[Items from a data source]
————
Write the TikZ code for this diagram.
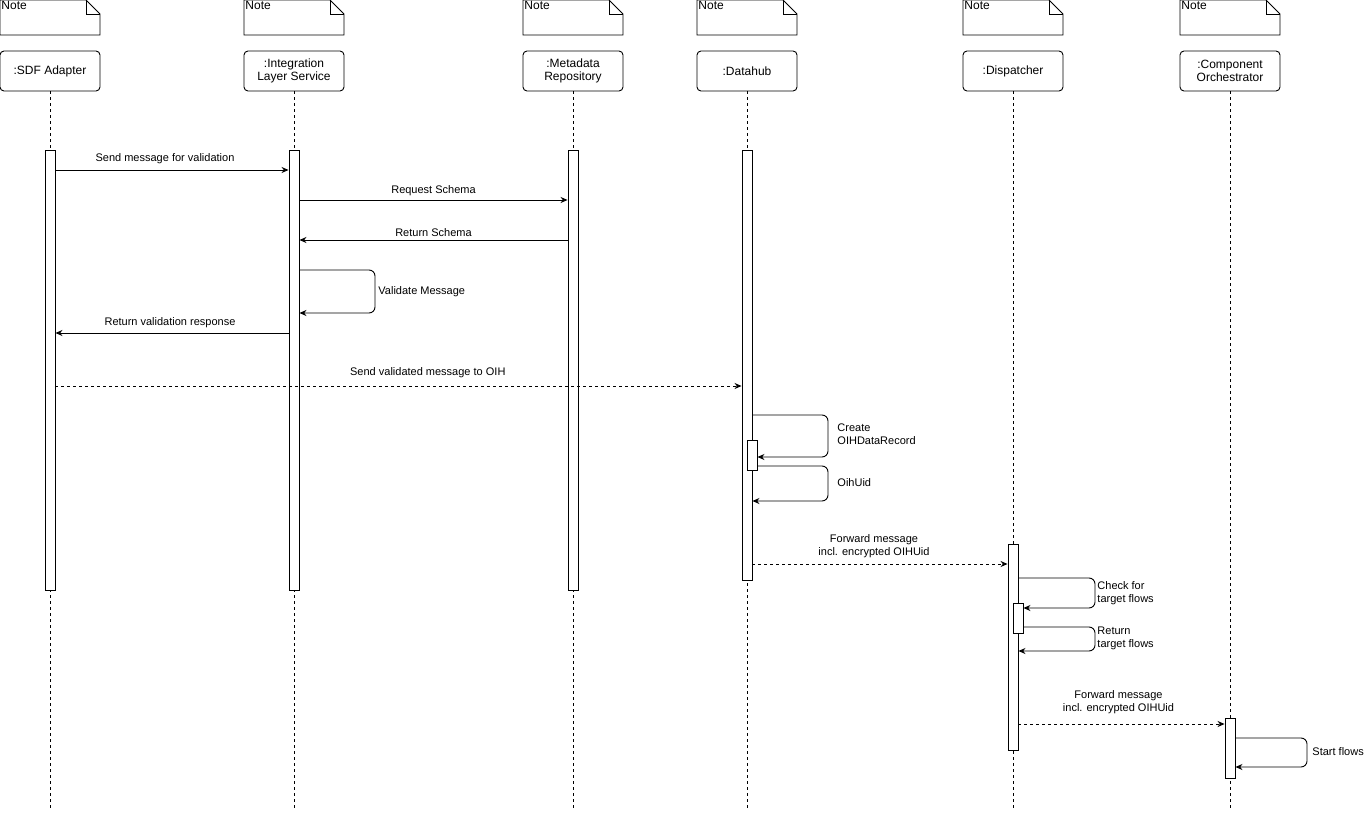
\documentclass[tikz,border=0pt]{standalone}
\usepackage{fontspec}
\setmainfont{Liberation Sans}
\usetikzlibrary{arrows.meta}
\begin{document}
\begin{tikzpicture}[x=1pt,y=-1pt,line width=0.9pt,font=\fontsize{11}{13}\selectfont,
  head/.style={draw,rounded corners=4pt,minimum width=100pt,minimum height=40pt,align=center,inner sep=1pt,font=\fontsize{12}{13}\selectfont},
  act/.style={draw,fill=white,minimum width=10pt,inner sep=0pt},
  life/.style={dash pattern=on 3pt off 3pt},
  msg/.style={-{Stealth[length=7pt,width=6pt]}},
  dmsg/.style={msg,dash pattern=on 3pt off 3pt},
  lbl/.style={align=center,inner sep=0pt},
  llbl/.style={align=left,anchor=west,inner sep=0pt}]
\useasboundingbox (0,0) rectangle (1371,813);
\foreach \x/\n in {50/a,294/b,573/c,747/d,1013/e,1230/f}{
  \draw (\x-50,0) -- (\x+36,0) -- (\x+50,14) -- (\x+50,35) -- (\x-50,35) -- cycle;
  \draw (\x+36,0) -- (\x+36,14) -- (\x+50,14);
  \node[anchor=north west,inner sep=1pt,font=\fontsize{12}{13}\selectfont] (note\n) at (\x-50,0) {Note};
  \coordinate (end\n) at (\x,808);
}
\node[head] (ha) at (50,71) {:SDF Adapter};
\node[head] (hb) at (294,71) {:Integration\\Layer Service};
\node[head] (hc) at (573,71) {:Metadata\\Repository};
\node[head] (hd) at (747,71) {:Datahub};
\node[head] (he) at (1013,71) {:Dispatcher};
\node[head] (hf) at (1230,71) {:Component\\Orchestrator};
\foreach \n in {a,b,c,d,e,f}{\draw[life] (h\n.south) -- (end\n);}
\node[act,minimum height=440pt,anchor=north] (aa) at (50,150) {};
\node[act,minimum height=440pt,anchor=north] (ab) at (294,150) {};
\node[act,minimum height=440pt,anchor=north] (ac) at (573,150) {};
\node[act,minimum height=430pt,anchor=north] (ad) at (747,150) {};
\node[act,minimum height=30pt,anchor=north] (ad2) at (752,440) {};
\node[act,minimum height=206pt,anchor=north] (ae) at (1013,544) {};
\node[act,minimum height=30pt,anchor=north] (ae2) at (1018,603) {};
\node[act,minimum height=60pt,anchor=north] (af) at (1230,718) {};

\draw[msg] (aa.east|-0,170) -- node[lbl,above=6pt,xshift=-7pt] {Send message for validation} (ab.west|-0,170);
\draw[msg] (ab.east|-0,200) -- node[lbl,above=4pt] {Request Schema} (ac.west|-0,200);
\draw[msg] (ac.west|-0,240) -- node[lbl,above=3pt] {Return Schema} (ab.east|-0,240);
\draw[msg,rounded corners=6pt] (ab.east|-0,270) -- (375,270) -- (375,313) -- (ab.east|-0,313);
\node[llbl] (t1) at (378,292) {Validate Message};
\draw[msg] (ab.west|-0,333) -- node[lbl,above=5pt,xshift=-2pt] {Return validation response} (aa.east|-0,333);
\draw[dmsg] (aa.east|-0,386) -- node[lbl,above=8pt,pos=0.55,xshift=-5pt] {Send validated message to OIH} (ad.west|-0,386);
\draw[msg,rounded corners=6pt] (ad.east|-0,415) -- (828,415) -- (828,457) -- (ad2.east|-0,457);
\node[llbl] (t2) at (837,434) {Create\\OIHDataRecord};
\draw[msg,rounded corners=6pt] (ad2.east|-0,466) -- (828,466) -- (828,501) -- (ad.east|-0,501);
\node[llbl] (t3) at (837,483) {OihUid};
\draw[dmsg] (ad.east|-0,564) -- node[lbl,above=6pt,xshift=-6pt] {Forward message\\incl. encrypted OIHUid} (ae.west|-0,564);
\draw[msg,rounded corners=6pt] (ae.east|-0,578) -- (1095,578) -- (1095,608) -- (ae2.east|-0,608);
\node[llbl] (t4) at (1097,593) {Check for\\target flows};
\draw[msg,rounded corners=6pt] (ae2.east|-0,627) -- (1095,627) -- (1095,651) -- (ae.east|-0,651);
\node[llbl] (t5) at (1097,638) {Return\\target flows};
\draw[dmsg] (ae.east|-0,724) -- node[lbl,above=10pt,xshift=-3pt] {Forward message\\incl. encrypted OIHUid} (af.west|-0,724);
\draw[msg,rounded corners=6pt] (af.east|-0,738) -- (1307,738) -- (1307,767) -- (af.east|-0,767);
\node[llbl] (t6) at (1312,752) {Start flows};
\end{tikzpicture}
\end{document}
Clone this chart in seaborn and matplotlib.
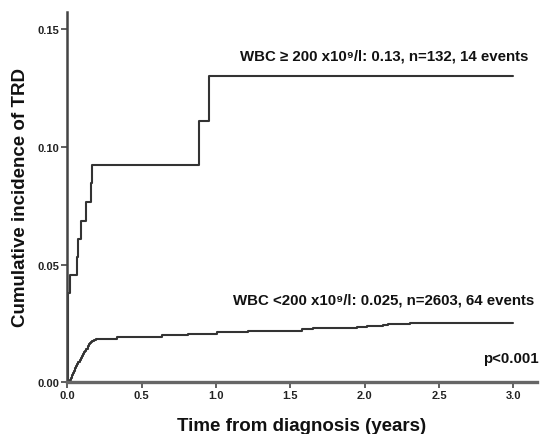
————
> Required task: Leaving out the pictures, repeat the data above exactly.

> Result:
Write the TikZ code for this diagram.
\documentclass[tikz,border=0pt]{standalone}
\usepackage{fontspec}
\setmainfont{Liberation Sans}
\usetikzlibrary{arrows.meta}
\begin{document}
\begin{tikzpicture}[x=1pt,y=-1pt,line width=0.9pt,font=\fontsize{11}{13}\selectfont,
  head/.style={draw,rounded corners=4pt,minimum width=100pt,minimum height=40pt,align=center,inner sep=1pt,font=\fontsize{12}{13}\selectfont},
  act/.style={draw,fill=white,minimum width=10pt,inner sep=0pt},
  life/.style={dash pattern=on 3pt off 3pt},
  msg/.style={-{Stealth[length=7pt,width=6pt]}},
  dmsg/.style={msg,dash pattern=on 3pt off 3pt},
  lbl/.style={align=center,inner sep=0pt},
  llbl/.style={align=left,anchor=west,inner sep=0pt}]
\useasboundingbox (0,0) rectangle (1371,813);
\foreach \x/\n in {50/a,294/b,573/c,747/d,1013/e,1230/f}{
  \draw (\x-50,0) -- (\x+36,0) -- (\x+50,14) -- (\x+50,35) -- (\x-50,35) -- cycle;
  \draw (\x+36,0) -- (\x+36,14) -- (\x+50,14);
  \node[anchor=north west,inner sep=1pt,font=\fontsize{12}{13}\selectfont] (note\n) at (\x-50,0) {Note};
  \coordinate (end\n) at (\x,808);
}
\node[head] (ha) at (50,71) {:SDF Adapter};
\node[head] (hb) at (294,71) {:Integration\\Layer Service};
\node[head] (hc) at (573,71) {:Metadata\\Repository};
\node[head] (hd) at (747,71) {:Datahub};
\node[head] (he) at (1013,71) {:Dispatcher};
\node[head] (hf) at (1230,71) {:Component\\Orchestrator};
\foreach \n in {a,b,c,d,e,f}{\draw[life] (h\n.south) -- (end\n);}
\node[act,minimum height=440pt,anchor=north] (aa) at (50,150) {};
\node[act,minimum height=440pt,anchor=north] (ab) at (294,150) {};
\node[act,minimum height=440pt,anchor=north] (ac) at (573,150) {};
\node[act,minimum height=430pt,anchor=north] (ad) at (747,150) {};
\node[act,minimum height=30pt,anchor=north] (ad2) at (752,440) {};
\node[act,minimum height=206pt,anchor=north] (ae) at (1013,544) {};
\node[act,minimum height=30pt,anchor=north] (ae2) at (1018,603) {};
\node[act,minimum height=60pt,anchor=north] (af) at (1230,718) {};

\draw[msg] (aa.east|-0,170) -- node[lbl,above=6pt,xshift=-7pt] {Send message for validation} (ab.west|-0,170);
\draw[msg] (ab.east|-0,200) -- node[lbl,above=4pt] {Request Schema} (ac.west|-0,200);
\draw[msg] (ac.west|-0,240) -- node[lbl,above=3pt] {Return Schema} (ab.east|-0,240);
\draw[msg,rounded corners=6pt] (ab.east|-0,270) -- (375,270) -- (375,313) -- (ab.east|-0,313);
\node[llbl] (t1) at (378,292) {Validate Message};
\draw[msg] (ab.west|-0,333) -- node[lbl,above=5pt,xshift=-2pt] {Return validation response} (aa.east|-0,333);
\draw[dmsg] (aa.east|-0,386) -- node[lbl,above=8pt,pos=0.55,xshift=-5pt] {Send validated message to OIH} (ad.west|-0,386);
\draw[msg,rounded corners=6pt] (ad.east|-0,415) -- (828,415) -- (828,457) -- (ad2.east|-0,457);
\node[llbl] (t2) at (837,434) {Create\\OIHDataRecord};
\draw[msg,rounded corners=6pt] (ad2.east|-0,466) -- (828,466) -- (828,501) -- (ad.east|-0,501);
\node[llbl] (t3) at (837,483) {OihUid};
\draw[dmsg] (ad.east|-0,564) -- node[lbl,above=6pt,xshift=-6pt] {Forward message\\incl. encrypted OIHUid} (ae.west|-0,564);
\draw[msg,rounded corners=6pt] (ae.east|-0,578) -- (1095,578) -- (1095,608) -- (ae2.east|-0,608);
\node[llbl] (t4) at (1097,593) {Check for\\target flows};
\draw[msg,rounded corners=6pt] (ae2.east|-0,627) -- (1095,627) -- (1095,651) -- (ae.east|-0,651);
\node[llbl] (t5) at (1097,638) {Return\\target flows};
\draw[dmsg] (ae.east|-0,724) -- node[lbl,above=10pt,xshift=-3pt] {Forward message\\incl. encrypted OIHUid} (af.west|-0,724);
\draw[msg,rounded corners=6pt] (af.east|-0,738) -- (1307,738) -- (1307,767) -- (af.east|-0,767);
\node[llbl] (t6) at (1312,752) {Start flows};
\end{tikzpicture}
\end{document}
Clone this chart in seaborn and matplotlib.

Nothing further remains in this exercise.